> Information shown:
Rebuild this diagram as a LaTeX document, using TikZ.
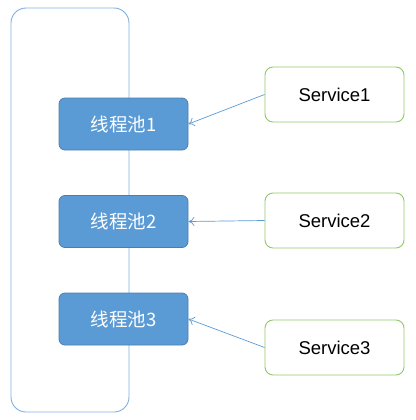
\documentclass[tikz,border=0pt]{standalone}
\usepackage{fontspec}
\setmainfont{Liberation Sans}
\newfontfamily\cjk{Noto Sans CJK SC}
\usetikzlibrary{arrows.meta}
\definecolor{poolfill}{HTML}{5B9BD5}
\definecolor{pooldraw}{HTML}{4A7EAF}
\definecolor{outer}{HTML}{7DAFE0}
\definecolor{svc}{HTML}{92C86A}
\definecolor{arr}{HTML}{5B9BD5}
\tikzset{
  pool/.style={draw=pooldraw, fill=poolfill, rounded corners=6pt, minimum width=129pt, minimum height=52pt, text=white, font=\fontsize{18.5pt}{20pt}\selectfont\cjk, inner sep=0pt, line width=0.8pt},
  svcbox/.style={draw=svc, fill=white, rounded corners=8pt, minimum width=139pt, minimum height=55pt, font=\fontsize{18.5pt}{20pt}\selectfont, inner sep=0pt, line width=0.9pt},
  conn/.style={draw=arr, line width=0.7pt, -{To[length=6pt,width=9pt]}},
  frame/.style={draw=outer, line width=0.9pt, rounded corners=15pt}
}
\begin{document}
\begin{tikzpicture}[x=1pt,y=-1pt]
\useasboundingbox (0,0) rectangle (415,420);
\draw[frame] (11,8) rectangle (129,412);
\node[pool] (p1) at (123.5,124) {线程池1};
\node[pool] (p2) at (123.5,221.5) {线程池2};
\node[pool] (p3) at (123.5,319) {线程池3};
\node[svcbox] (s1) at (334.5,94.5) {Service1};
\node[svcbox] (s2) at (334.5,220.5) {Service2};
\node[svcbox] (s3) at (334.5,347.5) {Service3};
\draw[conn] (s1.west) -- (p1.east);
\draw[conn] (s2.west) -- (p2.east);
\draw[conn] (s3.west) -- (p3.east);
\end{tikzpicture}
\end{document}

> Exercise objective:
Exclude the images, then output the data above word for word.

> Written response:
Rebuild this diagram as a LaTeX document, using TikZ.
\documentclass[tikz,border=0pt]{standalone}
\usepackage{fontspec}
\setmainfont{Liberation Sans}
\newfontfamily\cjk{Noto Sans CJK SC}
\usetikzlibrary{arrows.meta}
\definecolor{poolfill}{HTML}{5B9BD5}
\definecolor{pooldraw}{HTML}{4A7EAF}
\definecolor{outer}{HTML}{7DAFE0}
\definecolor{svc}{HTML}{92C86A}
\definecolor{arr}{HTML}{5B9BD5}
\tikzset{
  pool/.style={draw=pooldraw, fill=poolfill, rounded corners=6pt, minimum width=129pt, minimum height=52pt, text=white, font=\fontsize{18.5pt}{20pt}\selectfont\cjk, inner sep=0pt, line width=0.8pt},
  svcbox/.style={draw=svc, fill=white, rounded corners=8pt, minimum width=139pt, minimum height=55pt, font=\fontsize{18.5pt}{20pt}\selectfont, inner sep=0pt, line width=0.9pt},
  conn/.style={draw=arr, line width=0.7pt, -{To[length=6pt,width=9pt]}},
  frame/.style={draw=outer, line width=0.9pt, rounded corners=15pt}
}
\begin{document}
\begin{tikzpicture}[x=1pt,y=-1pt]
\useasboundingbox (0,0) rectangle (415,420);
\draw[frame] (11,8) rectangle (129,412);
\node[pool] (p1) at (123.5,124) {线程池1};
\node[pool] (p2) at (123.5,221.5) {线程池2};
\node[pool] (p3) at (123.5,319) {线程池3};
\node[svcbox] (s1) at (334.5,94.5) {Service1};
\node[svcbox] (s2) at (334.5,220.5) {Service2};
\node[svcbox] (s3) at (334.5,347.5) {Service3};
\draw[conn] (s1.west) -- (p1.east);
\draw[conn] (s2.west) -- (p2.east);
\draw[conn] (s3.west) -- (p3.east);
\end{tikzpicture}
\end{document}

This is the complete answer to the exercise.